Friday, 30 May 2014

Some Very Last Thoughts On The Radio 1 Playlist Committee Debate


Apologies, but here's some more (final) stuff on BBC Radio 1 and the Guardian article about the playlist committee's use of data to help inform its choices. If you haven't read the article yet play catch up by clicking here.

Listed below are the 15 songs that form this week’s Radio 1 A list (they get 25 plays a week) decided by a committee of people who work for the station assisted by data derived from You Tube plays, Twitter followers and the like.

Following that is the Breaking More Waves imaginary playlist decided by just one person with no reference to popularity or statistics, the selections made on gut feeling and excitement for the music alone.

The common criteria is that the music chosen is relatively new or current pop music. Unlike Radio 1 we have made no attempt to cover all genres, we’ve just chosen the stuff we like - the BBC Trust would probably have kittens.

Which one is better? Would anyone in Radio 1’s target audience of 15-24 year olds really want to listen to the Breaking More Waves playlist? 

Maybe not. And there’s our point. Even a playlist chosen with passion and love may not be ‘right’. So whilst we agree with the Guardian that the process used to select what is playlisted is dispiriting and soulless, it doesn't mean that it's necessarily wrong or a bad thing in terms of the final music chosen. At the end of the day the BBC is a pop music station and it needs to give its audience music that will be popular with listeners. But as a public funded service it also has a wider remit set by the BBC Trust to fulfill and sometimes that remit clashes with the concept of playing music that people already know. Compromise is required. 

As long as the use of data is kept on a leash and doesn't become over dominating turning Radio 1 into just the same as a commercial station, things should be OK. 

Here's a couple more articles that are worth a read.

Song By Toad's BBC1 Radio 1 Playlist Fake Controversy piece (here) gives good food for thought and touches on the idea we've suggested above that Radio 1's different obligations leave it caught between a rock and a hard place. 

And whilst you're deciding if Radio 1's playlist or the Breaking More Waves playlist is better, and if the use of data is a good thing or not to determine playlists, here's the science behind it all with Mark Collier explaining why popularity is determined more by peer pressure than quality (here).

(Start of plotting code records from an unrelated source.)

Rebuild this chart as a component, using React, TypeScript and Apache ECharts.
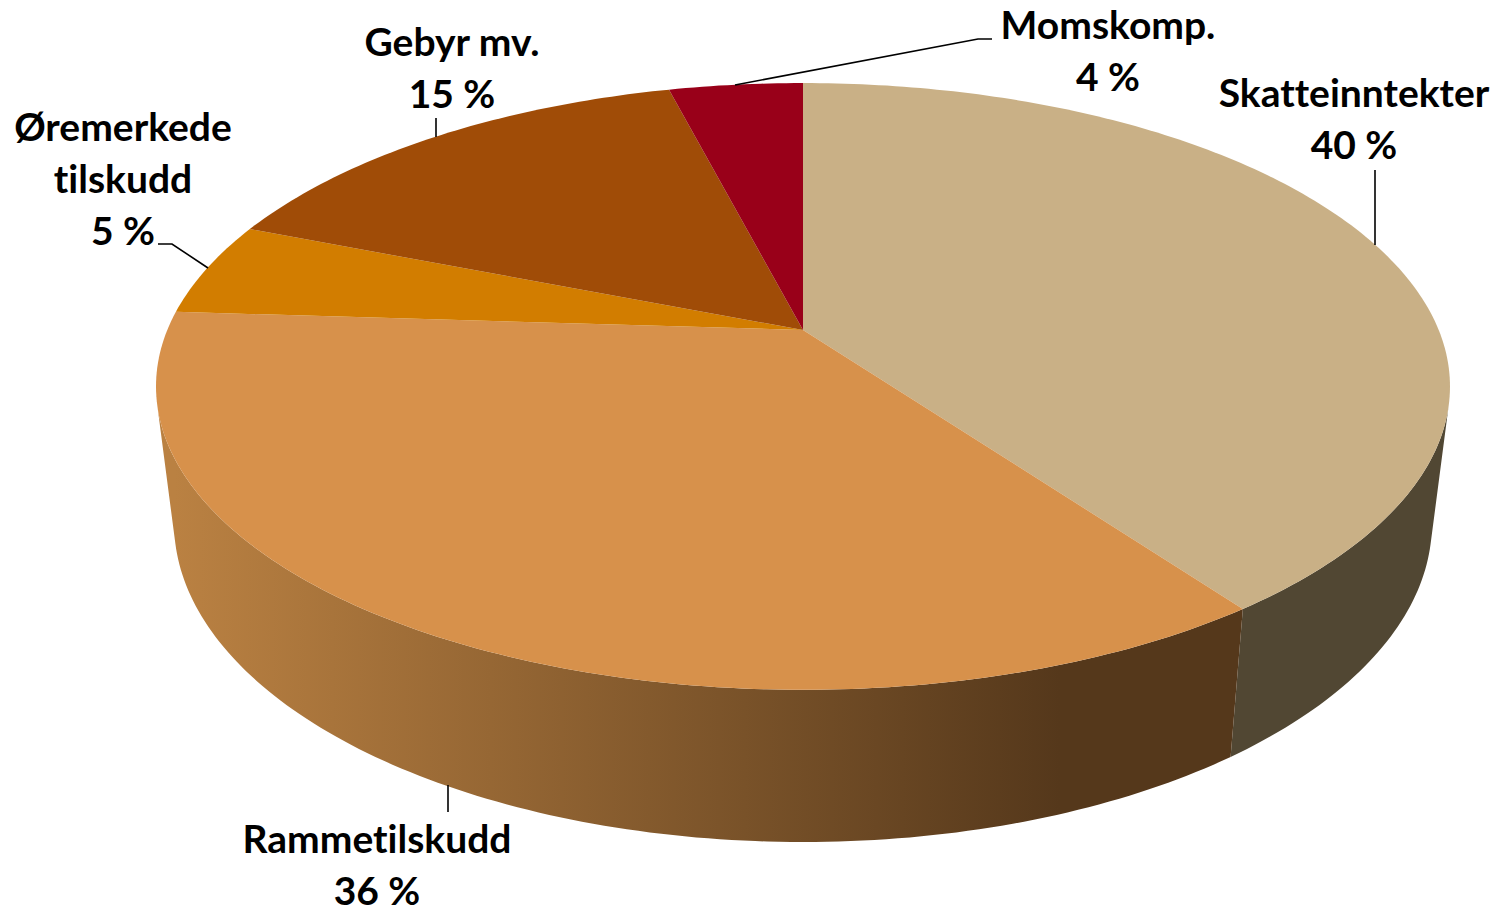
import React, { useEffect, useRef } from "react";
import * as echarts from "echarts";

const categories = ["Skatteinntekter", "Rammetilskudd", "Øremerkede tilskudd", "Gebyr mv.", "Momskomp."];
const values = [40, 36, 5, 15, 4];
const labelLines = [
  ["Skatteinntekter", "40 %"],
  ["Rammetilskudd", "36 %"],
  ["Øremerkede", "tilskudd", "5 %"],
  ["Gebyr mv.", "15 %"],
  ["Momskomp.", "4 %"],
];

const topColors = ["#C9B086", "#D7914B", "#D27D00", "#A04C07", "#990019"];
const sideColors = ["#514733", null, "#7E4A00", "#603004", "#5C000F"];

const labelCentres = [
  [1354, 118],
  [377, 864],
  [123, 178],
  [452, 67],
  [1108, 50],
];
const LINE_STEP = 52;
const leaders = [
  [[1375, 170], [1375, 245]],
  [[448, 785], [448, 812]],
  [[158, 244], [172, 244], [208, 268]],
  [[436, 118], [436, 137]],
  [[735, 85], [978, 39], [992, 39]],
];

const TOP_PLANE = { cx: 803, k: 635.7, a: -231.5, b: 330, c: 0.186 };
const LOW_PLANE = { cx: 803, k: 618, a: -222, b: 463.4, c: 0.186 };

const project = (p: typeof TOP_PLANE, t: number) => {
  const u = Math.sin(t);
  const v = Math.cos(t);
  const w = 1 + p.c * v;
  return [p.cx + (p.k * u) / w, (p.a * v + p.b) / w];
};

const total = values.reduce((s, v) => s + v, 0);
const spans = (() => {
  let c = 0;
  return values.map((v, i) => {
    const r = [c, c + v, i];
    c += v;
    return r;
  });
})();
const toAngle = (share: number) => (share / total) * Math.PI * 2;

const samples = (s: number, e: number) => {
  const n = Math.max(8, Math.ceil((e - s) * 4));
  const out: number[] = [];
  for (let i = 0; i <= n; i++) out.push(toAngle(s + ((e - s) * i) / n));
  return out;
};

// the rim is visible where its outward side faces the viewer
const faces = (t: number) => {
  const d = 0.002;
  const a0 = project(TOP_PLANE, t - d);
  const a1 = project(TOP_PLANE, t + d);
  const top = project(TOP_PLANE, t);
  const low = project(LOW_PLANE, t);
  const tx = a1[0] - a0[0];
  const ty = a1[1] - a0[1];
  const rx = low[0] - top[0];
  const ry = low[1] - top[1];
  return tx * ry - ty * rx < 0;
};

const renderSide = (_: any, api: any) => {
  const s = api.value(0);
  const e = api.value(1);
  const i = api.value(2);
  const ts = samples(s, e).filter(faces);
  if (ts.length < 2) return null;
  const pts = [...ts.map((t) => project(TOP_PLANE, t)), ...ts.slice().reverse().map((t) => project(LOW_PLANE, t))];
  const fill =
    sideColors[i] ||
    new echarts.graphic.LinearGradient(
      175,
      0,
      1060,
      0,
      [
        { offset: 0, color: "#BA8142" },
        { offset: 1, color: "#55381B" },
      ],
      true
    );
  return { type: "polygon", shape: { points: pts }, style: { fill } };
};

const renderTop = (_: any, api: any) => {
  const s = api.value(0);
  const e = api.value(1);
  const i = api.value(2);
  const apex = [TOP_PLANE.cx, TOP_PLANE.b];
  const pts = [apex, ...samples(s, e).map((t) => project(TOP_PLANE, t))];
  return { type: "polygon", shape: { points: pts }, style: { fill: topColors[i] } };
};

const renderLabel = (_: any, api: any) => {
  const i = api.value(2);
  const lines = labelLines[i];
  return {
    type: "group",
    children: [
      {
        type: "polyline",
        shape: { points: leaders[i] },
        style: { stroke: "#000000", lineWidth: 1.6, fill: "none" },
      },
      ...lines.map((text, j) => ({
        type: "text",
        x: labelCentres[i][0],
        y: labelCentres[i][1] + (j - (lines.length - 1) / 2) * LINE_STEP,
        style: {
          text,
          fill: "#000000",
          font: 'bold 39px Lato, "Noto Sans", sans-serif',
          lineHeight: 30,
          align: "center",
          verticalAlign: "middle",
        },
      })),
    ],
  };
};

export default function App() {
  const ref = useRef<HTMLDivElement>(null);
  useEffect(() => {
    document.body.style.margin = "0";
    const chart = echarts.init(ref.current!, null, { renderer: "svg" });
    const base = {
      type: "custom",
      coordinateSystem: "none",
      silent: true,
      clip: false,
      encode: { itemName: 3 },
      data: spans.map((r, i) => [r[0], r[1], r[2], categories[i]]),
    };
    chart.setOption({
      animation: false,
      backgroundColor: "#FFFFFF",
      series: [
        { ...base, name: "side", z: 1, renderItem: renderSide },
        { ...base, name: "top", z: 2, renderItem: renderTop },
        { ...base, name: "label", z: 3, renderItem: renderLabel },
      ],
    });
    return () => chart.dispose();
  }, []);
  return (
    <>
      <style>{"svg text { font-variant-ligatures: none !important; font-feature-settings: 'liga' 0, 'clig' 0 !important; }"}</style>
      <div ref={ref} style={{ width: 1498, height: 908 }} />
    </>
  );
}
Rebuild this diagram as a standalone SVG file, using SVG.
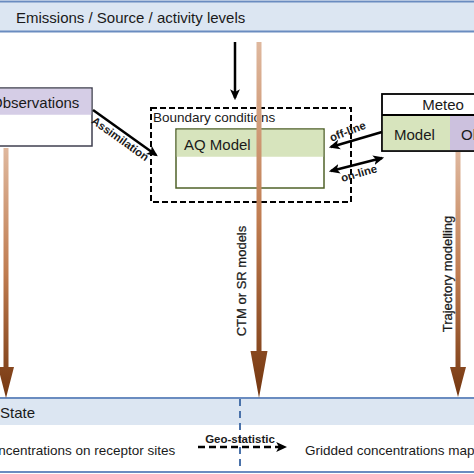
<svg xmlns="http://www.w3.org/2000/svg" width="474" height="474" viewBox="0 0 474 474">
<style>
text{font-family:"Liberation Sans",Arial,sans-serif;fill:#1a1a1a}
.t15{font-size:15px}
.lbl{font-size:11.3px;font-weight:bold}
.rot{font-size:13px;stroke:#1a1a1a;stroke-width:0.25}
.band{fill:#dce6f2}
.bline{stroke:#6a8cc0;stroke-width:2}
.conn{stroke:#000;stroke-width:2.5;fill:none}
.dash{stroke:#000;stroke-width:2.5;fill:none;stroke-dasharray:7,4}
.brown{fill:url(#brownGrad)}
</style>
<defs>
<linearGradient id="brownGrad" x1="0" y1="0" x2="0" y2="1">
<stop offset="0" stop-color="#dfb89e"/>
<stop offset="0.5" stop-color="#c07c50"/>
<stop offset="1" stop-color="#74360f"/>
</linearGradient>
<marker id="ah" viewBox="0 0 10 10" refX="8" refY="5" markerUnits="userSpaceOnUse" markerWidth="11" markerHeight="11" orient="auto-start-reverse">
<path d="M0,0.5 L10,5 L0,9.5 L2.5,5 z" fill="#000"/>
</marker>
</defs>

<g id="emissions">
<rect x="-2" y="1.5" width="478" height="30" class="band"/>
<line x1="-2" y1="1.5" x2="476" y2="1.5" class="bline"/>
<line x1="-2" y1="31.5" x2="476" y2="31.5" class="bline"/>
<text x="16" y="23" class="t15">Emissions / Source / activity levels</text>
</g>

<g id="observations">
<rect x="-10" y="88" width="102" height="58" fill="#fff" stroke="#3f3f4f" stroke-width="1.5"/>
<rect x="-9" y="88.75" width="100.25" height="26" fill="#d5cde6"/>
<text x="-9" y="108" class="t15">Observations</text>
</g>

<g id="boundary">
<rect x="151" y="108" width="200" height="94" fill="none" stroke="#000" stroke-width="2" stroke-dasharray="6,3"/>
<text x="153" y="122" style="font-size:13.5px">Boundary conditions</text>
</g>

<g id="aqmodel">
<rect x="176" y="129" width="148" height="59" fill="#fff" stroke="#4f6228" stroke-width="1.5"/>
<rect x="176.75" y="129.75" width="146.5" height="27" fill="#d7e4bd"/>
<text x="184" y="150" class="t15">AQ Model</text>
</g>

<g id="meteo">
<rect x="382" y="94" width="100" height="57" fill="#fff" stroke="#000" stroke-width="1.8"/>
<rect x="382.9" y="115" width="67.1" height="35.1" fill="#d7e4bd"/>
<rect x="450" y="115" width="30" height="35.1" fill="#ccc1de"/>
<line x1="382" y1="115" x2="482" y2="115" stroke="#000" stroke-width="1.8"/>
<text x="443" y="110" class="t15" text-anchor="middle">Meteo</text>
<text x="394" y="140" class="t15">Model</text>
<text x="461" y="140" class="t15">Observations</text>
</g>

<g id="state">
<rect x="-2" y="398" width="478" height="74" fill="#fff"/>
<rect x="-2" y="398" width="478" height="27" class="band"/>
<line x1="-2" y1="398" x2="476" y2="398" class="bline"/>
<line x1="-2" y1="472" x2="476" y2="472" class="bline"/>
<line x1="240" y1="399" x2="240" y2="471" stroke="#4a72aa" stroke-width="2" stroke-dasharray="7,5"/>
<text x="0" y="418" class="t15">State</text>
<text x="-19" y="455" style="font-size:13.5px">Concentrations on receptor sites</text>
<text x="305" y="455" style="font-size:13.5px">Gridded concentrations map</text>
</g>

<g id="connectors">
<line x1="235" y1="42" x2="235" y2="98" class="conn" marker-end="url(#ah)"/>
<line x1="93" y1="110" x2="156" y2="155" class="conn" marker-end="url(#ah)"/>
<line x1="382" y1="132" x2="331" y2="147" class="conn" marker-end="url(#ah)"/>
<line x1="331" y1="171" x2="382" y2="158" class="conn" marker-start="url(#ah)" marker-end="url(#ah)"/>
<line x1="198" y1="447" x2="285" y2="447" class="dash" marker-end="url(#ah)"/>
<path class="brown" d="M256.5,42 H261.5 V351 H267.5 L259,398 L250.5,351 H256.5 Z"/>
<path class="brown" d="M3.5,148 H8.5 V367 H14 L6,398 L-2,367 H3.5 Z"/>
<path class="brown" d="M455.5,152 H460.5 V367 H466 L458,397 L450,367 H455.5 Z"/>
<text class="lbl" text-anchor="middle" transform="translate(118,142) rotate(35.5)">Assimilation</text>
<text class="lbl" text-anchor="middle" transform="translate(349,135) rotate(-21)">off-line</text>
<text class="lbl" text-anchor="middle" transform="translate(360,177) rotate(-16)">on-line</text>
<text class="lbl" text-anchor="middle" x="240" y="443" style="font-size:11.5px">Geo-statistic</text>
<text class="rot" text-anchor="middle" transform="translate(246,281) rotate(-90)">CTM or SR models</text>
<text class="rot" text-anchor="middle" transform="translate(452,274) rotate(-90)">Trajectory modelling</text>
</g>
</svg>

A fascinating read for the boffins and geeks among you.

Radio 1 A Playlist

Bastille – Bad Blood
Bombay Bicycle Club – Feel
Clean Bandit – Extraordinary (feat Sharna Basss)
Fuse ODG – Dangerous Love (feat Sean Paul)
Kasabian – Eeez-Eh
Katy Perry - Birthday
Kilngande - Jubel
One Direction- You & I
Pharell Williams - Marilyn Monroe
Rita Ora – I Will Never Let You Down
Sam Smith – Stay With Me
Second City – I Wanna Feel
The 1975 – Robbers
Tiesto – Wasted
Twin Atlantic - Hear And Soul

Breaking More Waves A Playlist

Honeyblood – Killer Bangs
Host – Heartbeats In The House
Iggy Azalea & Charli XCX - Fancy
Ivy & Gold – Not Had Enough
Jungle – Time
Kassassin Street – The Royal Handkerchief Ballet
Lana Del Rey – West Coast
La Roux – Uptight Downtown
Mausi – My Friend Has A Swimming Pool
Meanwhile – Bigger City
Porter Robinson – Sad Machine (streaming below)
Raury – God’s Whisper
Seinabo Sey – Hard Time
Sophie Jamieson - Stain
Wolf Alice – Moaning Lisa Smile

Porter Robinson - Sad Machine

(A song with over 1 million plays on Soundcloud and just over 2 weeks old - we're surprised it's not on that Radio 1 playlist !)

3 comments:

Lauren Maria said...

I could listen to my friend fas a swimming pool on repeat in it's own, love it! If quite like a playlist combining both?

Anonymous said...

The irony of your 'no-stats' playlit is there are several songs on it that have very high views / plays /listens. Doesn't that defeat the point?

Breaking More Waves Blog said...

Anon

No - because if it was all 'music that hasn't had much exposure' then it would still be over reliant on stats just in a different way.

This is just a bunch of songs I like - irrespective of play counts etc.